Churches keep Dr. King’s message alive

DanVo’nique Reed has been singing with the Martin Luther King Jr. Celebration Choir since childhood.

“I joined the choir maybe at 6 or 7,” said the Everett woman, now 33. “I’ve been part of the Martin Luther King Celebration for probably 20 years, and I have sung in the choir most of that time. I took a few years off, getting married and having children.”

The choir made its debut in 1986 at Everett’s first Martin Luther King Jr. Celebration. It was held at First Baptist Church that first year. In the years since, other churches and venues have opened their doors to the annual celebration.

The past few years, it has been at Everett’s Spirit of Grace United Methodist Church, formerly named First United Methodist Church.

This year’s event featuring the Celebration Choir is scheduled for 3 p.m. Jan. 15 at Spirit of Grace United Methodist Church. For the first time in many years, Everett’s Frederick Bletson is not the event’s chairman.

“I’m his daughter,” Reed said. “He stepped down last year, and I’ve taken on that role. As chairman, he has passed the baton,” she said.

Reed is co-chairwoman of the event, along with Sandra Williams. Paul Stoot Jr., of Greater Trinity Missionary Baptist Church, will serve as music director for the second year.

“He’s only 21, so there’s a different style. We were kind of nervous about the transition, but I would say last year we had one of our biggest turnouts,” Reed said. “There’s something for the older crowd and something for the youth. We’re really excited.”

The program includes both traditional music and contemporary songs, Reed said. Toyia Taylor, a motivational speaker from Seattle, is also part of the program. “She’s very involved in the community, primarily working with at-risk youth,” Reed said.

Reed described the annual event as “a faith-based, community-based celebration for all different faiths and cultural and ethnic backgrounds.”

“Dr. King was a reverend. He loved Gospel music. Most of the songs are Gospel-based,” she said.

On Whidbey Island, another church will hold a community Martin Luther King Jr. event, “Blessed Be the Peace Makers.” That service is scheduled for 1 p.m. Jan. 16 at St. Augustine’s-in-the-Woods Episcopal Church in Freeland.

Ora Houston, a leader in the Union of Black Episcopalians from Texas, will speak at the Whidbey celebration. An interactive reading of Civil Rights Movement events, a reading of King’s “I Have a Dream” speech, and the singing of “We Shall Overcome” will be part of the St. Augustine program.

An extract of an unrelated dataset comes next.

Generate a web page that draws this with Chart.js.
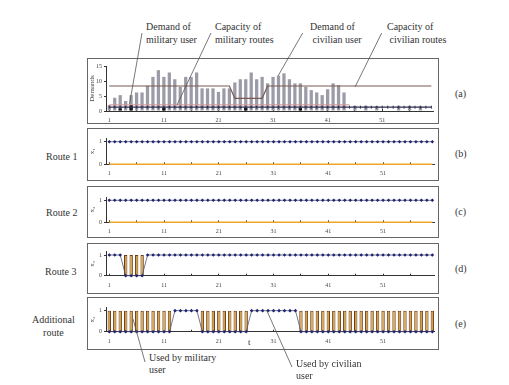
<!DOCTYPE html>
<html>
<head>
<meta charset="utf-8">
<script src="https://cdn.jsdelivr.net/npm/chart.js@4/dist/chart.umd.min.js"></script>
<style>
  html, body { margin: 0; padding: 0; background: #fff; }
  body { width: 509px; height: 385px; position: relative; overflow: hidden;
         font-family: "Liberation Serif", "DejaVu Serif", serif; color: #333; }
  .panel { position: absolute; left: 87px; width: 350px; border: 1px solid #666; }
  .panel canvas { display: block; }
  .txt { position: absolute; font-size: 10px; line-height: 13px; white-space: nowrap; }
  .side { position: absolute; font-size: 10px; line-height: 13px; white-space: nowrap; text-align: center; }
  svg { position: absolute; left: 0; top: 0; pointer-events: none; }
</style>
</head>
<body>
<div class="panel" style="top:58px;height:64px"><canvas id="cA"></canvas></div>
<div class="panel" style="top:128px;height:51px"><canvas id="cB"></canvas></div>
<div class="panel" style="top:186px;height:50px"><canvas id="cC"></canvas></div>
<div class="panel" style="top:243px;height:49px"><canvas id="cD"></canvas></div>
<div class="panel" style="top:297px;height:51px"><canvas id="cE"></canvas></div>

<!-- annotations -->
<div class="txt" style="left:146px;top:20px">Demand of<br>military user</div>
<div class="txt" style="left:215px;top:20px">Capacity of<br>military routes</div>
<div class="txt" style="left:310px;top:20px">Demand of<br>&nbsp;civilian user</div>
<div class="txt" style="left:387px;top:20px">Capacity of<br>&nbsp;civilian routes</div>
<div class="txt" style="left:149px;top:352px;line-height:12px">Used by military<br>user</div>
<div class="txt" style="left:296px;top:358px;line-height:12px">Used by civilian<br>user</div>
<div class="txt" style="left:248px;top:336px;font-size:9px">t</div>

<div class="side" style="left:46px;top:150px">Route 1</div>
<div class="side" style="left:46px;top:206px">Route 2</div>
<div class="side" style="left:45px;top:265px">Route 3</div>
<div class="side" style="left:32px;top:313px">Additional<br>route</div>

<div class="side" style="left:455px;top:87px">(a)</div>
<div class="side" style="left:455px;top:147px">(b)</div>
<div class="side" style="left:455px;top:205px">(c)</div>
<div class="side" style="left:455px;top:262px">(d)</div>
<div class="side" style="left:455px;top:317px">(e)</div>

<svg width="509" height="385">
  <g stroke="#555" stroke-width="0.8" fill="none">
    <line x1="142" y1="33" x2="129.5" y2="104"/>
    <line x1="211" y1="33" x2="177" y2="105"/>
    <line x1="302.7" y1="33" x2="278" y2="76"/>
    <line x1="381.7" y1="33" x2="355" y2="87"/>
    <line x1="145" y1="362" x2="133" y2="319"/>
    <line x1="292" y1="367" x2="267" y2="311"/>
  </g>
</svg>

<script>
// Time steps 1..60 and the tick layout of every panel's x axis.
const T = Array.from({ length: 60 }, (_, i) => i + 1);
const X_TICKS = [1, 6, 11, 16, 21, 26, 31, 36, 41, 46, 51, 56];
const X_LABELS = [1, 11, 21, 31, 41, 51];
const DEMAND_TICKS = [0, 5, 10, 15];
const BIN_TICKS = [0, 1];

// (a) demands and capacities
const civDemand = [
  2.0, 4.5, 5.4, 3.4, 5.4, 6.3, 6.3, 8.6, 11.6, 13.9,
  11.6, 13.1, 10.8, 8.2, 11.6, 11.6, 13.1, 7.7, 7.7, 7.7,
  6.5, 7.7, 7.7, 9.7, 10.8, 10.8, 13.1, 10.8, 11.6, 9.4,
  11.6, 12.0, 12.8, 10.8, 9.4, 9.4, 8.2, 7.1, 6.3, 5.4,
  7.4, 9.4, 8.8, 6.3, null, 1.8, null, 1.8, null, 1.6,
  null, null, null, 1.8, null, 1.8, null, 1.6, null, null];
const milDemand = [
  null, null, 0.9, null, 2.0, null, null, null, null, null,
  1.1, null, null, null, null, null, null, null, null, null,
  null, null, null, null, null, 1.1, null, null, null, null,
  null, null, null, null, null, 1.0, null, null, null, null,
  null, null, null, null, null, null, null, null, null, null,
  null, null, null, null, null, null, null, null, null, null];
const civCapacity = [
  8.5, 8.5, 8.5, 8.5, 8.5, 8.5, 8.5, 8.5, 8.5, 8.5,
  8.5, 8.5, 8.5, 8.5, 8.5, 8.5, 8.5, 8.5, 8.5, 8.5,
  8.5, 8.5, 8.5, 4.3, 4.3, 4.3, 4.3, 4.3, 4.3, 8.5,
  8.5, 8.5, 8.5, 8.5, 8.5, 8.5, 8.5, 8.5, 8.5, 8.5,
  8.5, 8.5, 8.5, 8.5, 8.5, 8.5, 8.5, 8.5, 8.5, 8.5,
  8.5, 8.5, 8.5, 8.5, 8.5, 8.5, 8.5, 8.5, 8.5, 8.5];
const milCapacity = [
  1.3, 1.3, 1.3, 1.3, 1.3, 1.3, 1.3, 1.3, 1.3, 1.3,
  1.3, 1.3, 1.3, 1.3, 1.3, 1.3, 1.3, 1.3, 1.3, 1.3,
  1.3, 1.3, 1.3, 1.3, 1.3, 1.3, 1.3, 1.3, 1.3, 1.3,
  1.3, 1.3, 1.3, 1.3, 1.3, 1.3, 1.3, 1.3, 1.3, 1.3,
  1.3, 1.3, 1.3, 1.3, 1.3, 1.3, 1.3, 1.3, 1.3, 1.3,
  1.3, 1.3, 1.3, 1.3, 1.3, 1.3, 1.3, 1.3, 1.3, 1.3];
const milLoad = [
  2.1, 2.1, 2.1, 2.1, 2.1, 2.1, 2.1, 2.1, 2.1, 2.1,
  2.1, 2.1, 2.1, 2.1, 2.1, 2.1, 2.1, 2.1, 2.1, 2.1,
  2.1, 2.1, 2.1, 2.1, 2.1, 2.1, 2.1, 2.1, 2.1, 2.1,
  2.1, 2.1, 2.1, 2.1, 2.1, 2.1, 2.1, 2.1, 2.1, 2.1,
  2.1, 2.1, 2.1, 2.1, 2.1, null, null, null, null, null,
  null, null, null, null, null, null, null, null, null, null];

// (b)-(e) route use: civilian x (dots) and military use (bars / baseline)
const ONES = [
  1, 1, 1, 1, 1, 1, 1, 1, 1, 1, 1, 1, 1, 1, 1, 1, 1, 1, 1, 1,
  1, 1, 1, 1, 1, 1, 1, 1, 1, 1, 1, 1, 1, 1, 1, 1, 1, 1, 1, 1,
  1, 1, 1, 1, 1, 1, 1, 1, 1, 1, 1, 1, 1, 1, 1, 1, 1, 1, 1, 1];
const ZEROS = [
  0, 0, 0, 0, 0, 0, 0, 0, 0, 0, 0, 0, 0, 0, 0, 0, 0, 0, 0, 0,
  0, 0, 0, 0, 0, 0, 0, 0, 0, 0, 0, 0, 0, 0, 0, 0, 0, 0, 0, 0,
  0, 0, 0, 0, 0, 0, 0, 0, 0, 0, 0, 0, 0, 0, 0, 0, 0, 0, 0, 0];
const route1Civ = ONES, route1Mil = ZEROS;
const route2Civ = ONES, route2Mil = ZEROS;
const route3Civ = [
  1, 1, 1, 0, 0, 0, 0, 1, 1, 1, 1, 1, 1, 1, 1, 1, 1, 1, 1, 1,
  1, 1, 1, 1, 1, 1, 1, 1, 1, 1, 1, 1, 1, 1, 1, 1, 1, 1, 1, 1,
  1, 1, 1, 1, 1, 1, 1, 1, 1, 1, 1, 1, 1, 1, 1, 1, 1, 1, 1, 1];
const route3Mil = [
  null, null, null, 1, 1, 1, 1, null, null, null, null, null, null, null, null,
  null, null, null, null, null, null, null, null, null, null, null, null, null, null, null,
  null, null, null, null, null, null, null, null, null, null, null, null, null, null, null,
  null, null, null, null, null, null, null, null, null, null, null, null, null, null, null];
const route4Civ = [
  0, 0, 0, 0, 0, 0, 0, 0, 0, 0, 0, 0, 1, 1, 1, 1, 1, 0, 0, 0,
  0, 0, 0, 0, 0, 0, 1, 1, 1, 1, 1, 1, 1, 1, 1, 0, 0, 0, 0, 0,
  0, 0, 0, 0, 0, 0, 0, 0, 0, 0, 0, 0, 0, 0, 0, 0, 0, 0, 0, 0];
const route4Mil = [
  1, 1, 1, 1, 1, 1, 1, 1, 1, 1, 1, 1, null, null, null, null, null, 1, 1, 1,
  1, 1, 1, 1, 1, 1, null, null, null, null, null, null, null, null, null, 1, 1, 1, 1, 1,
  1, 1, 1, 1, 1, 1, 1, 1, 1, 1, 1, 1, 1, 1, 1, 1, 1, 1, 1, 1];

const SERIF = '"Liberation Serif", "DejaVu Serif", serif';
Chart.defaults.font.family = SERIF;
const C = {
  navy: "#1f2470",
  civLine: "#55557a",
  orange: "#efa52a",
  barFill: "#d4a044",
  barEdge: "#6e3d16",
  demand: "#9c9ca8",
  axis: "#333",
  tick: "#444",
};

const pts = (vals) => T.map((t, i) => ({ x: t, y: vals[i] }));

function xScale(h) {
  return {
    type: "linear", min: 0.4, max: 60.3, offset: false,
    border: { display: true, color: C.axis, width: 1 },
    grid: { drawOnChartArea: false, drawTicks: true, tickLength: -2, color: C.axis, offset: false },
    ticks: {
      font: { size: 6 }, color: C.tick, padding: 8, maxRotation: 0, autoSkip: false,
      callback: (v) => (X_LABELS.includes(v) ? String(v) : ""),
    },
    afterBuildTicks: (s) => { s.ticks = X_TICKS.map((v) => ({ value: v })); },
    afterFit: (s) => { s.height = h; },
  };
}
function yScale(max, ticks, title) {
  return {
    min: 0, max,
    border: { display: true, color: C.axis, width: 1 },
    grid: { drawOnChartArea: false, drawTicks: true, tickLength: 2, color: C.axis },
    ticks: { font: { size: 6 }, color: C.tick, padding: 2 },
    title: { display: true, text: title, font: { size: 7 }, color: C.tick, padding: 0 },
    afterBuildTicks: (s) => { s.ticks = ticks.map((v) => ({ value: v })); },
    afterFit: (s) => { s.width = 18; },
  };
}
function panel(id, datasets, padTop, xH, yOpts) {
  return new Chart(document.getElementById(id), {
    type: "bar",
    data: { datasets },
    options: {
      responsive: true, maintainAspectRatio: false, animation: false,
      events: [],
      layout: { padding: { top: padTop, right: 4, left: 0, bottom: 0 } },
      plugins: { legend: { display: false }, tooltip: { enabled: false } },
      scales: { x: xScale(xH), y: yOpts },
    },
  });
}

// civilian dots on a route + military bars
function routeSets(civ, mil, baseline) {
  const sets = [{
    type: "line", data: pts(civ), order: 0, clip: false,
    borderColor: C.civLine, borderWidth: 0.8,
    pointStyle: "rectRot", pointRadius: 1.8, pointBackgroundColor: C.navy, pointBorderWidth: 0,
  }];
  if (baseline) {
    sets.push({
      type: "line", data: pts(mil), order: 1, clip: false,
      borderColor: C.orange, borderWidth: 1.4, pointRadius: 0,
    });
  } else {
    sets.push({
      type: "bar", data: pts(mil), order: 2, grouped: false,
      backgroundColor: C.barFill, borderColor: C.barEdge, borderWidth: 1,
      barPercentage: 0.62, categoryPercentage: 1,
    });
  }
  return sets;
}

// (a) demands vs capacities
panel("cA", [
  { type: "line", data: pts(civCapacity), order: 0, clip: false,
    borderColor: "#7a5a52", borderWidth: 1.2, pointRadius: 0 },
  { type: "line", data: pts(milLoad), order: 1, clip: false,
    borderColor: "#d89494", borderWidth: 1, pointRadius: 0 },
  { type: "line", data: pts(milCapacity), order: 0, clip: false,
    borderColor: "#2e2e50", borderWidth: 1.2,
    pointStyle: "line", pointRadius: 1.5, rotation: 90, pointBorderColor: "#2e2e50", pointBorderWidth: 1 },
  { type: "bar", data: pts(milDemand), order: 1, grouped: false,
    backgroundColor: "#111", barPercentage: 0.6, categoryPercentage: 1 },
  { type: "bar", data: pts(civDemand), order: 3, grouped: false,
    backgroundColor: C.demand, barPercentage: 0.6, categoryPercentage: 1 },
], 7, 12, yScale(15.3, DEMAND_TICKS, "Demands"));

panel("cB", routeSets(route1Civ, route1Mil, true), 9.3, 15.7, yScale(1.15, BIN_TICKS, "x\u2081"));
panel("cC", routeSets(route2Civ, route2Mil, true), 10, 14.7, yScale(1.15, BIN_TICKS, "x\u2082"));
panel("cD", routeSets(route3Civ, route3Mil, false), 7.9, 17.3, yScale(1.15, BIN_TICKS, "x\u2083"));
panel("cE", routeSets(route4Civ, route4Mil, false), 9.5, 17.3, yScale(1.15, BIN_TICKS, "x\u2084"));
</script>
</body>
</html>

For the Everett event, the Celebration Choir with more than 30 members has been practicing weekly, Reed said. Among selections are “What the World Needs Now,” “I Shall Praise,” “Peace” and “Ain’t Gonna Let Nobody Turn Me Around.”

Reed said the messages of equality and justice are as powerful today as ever.

“Life goes on and time passes, but we can’t become complacent. We need to continue to educate people,” she said. “We continue to sing, to march and to proclaim the Gospel and the legacy of what Dr. King stood for.”

Julie Muhlstein: 425-339-3460, muhlstein@heraldnet.com.

Churches honor King legacy

A Martin Luther King Jr. Celebration, with a performance by the Martin Luther King Jr. Celebration Choir, is scheduled for 3 p.m. Jan. 15 at Everett’s Spirit of Grace United Methodist Church, 3530 Colby Ave. Toyia Taylor will speak at the event supported by the Snohomish County Black Heritage Committee.

A Whidbey Island community Martin Luther King Jr. “Blessed Be the Peace Makers” event will be held at 1 p.m. Jan. 16 at St. Augustine’s-in-the-Woods Episcopal Church, 5217 Honeymoon Bay Road, Freeland. Free refreshments will be served an hour before the event in the parish hall. Speaking will be Ora Houston, a leader in the Union of Black Episcopalians. There will be a free will offering for Helping Hand; food donations also accepted.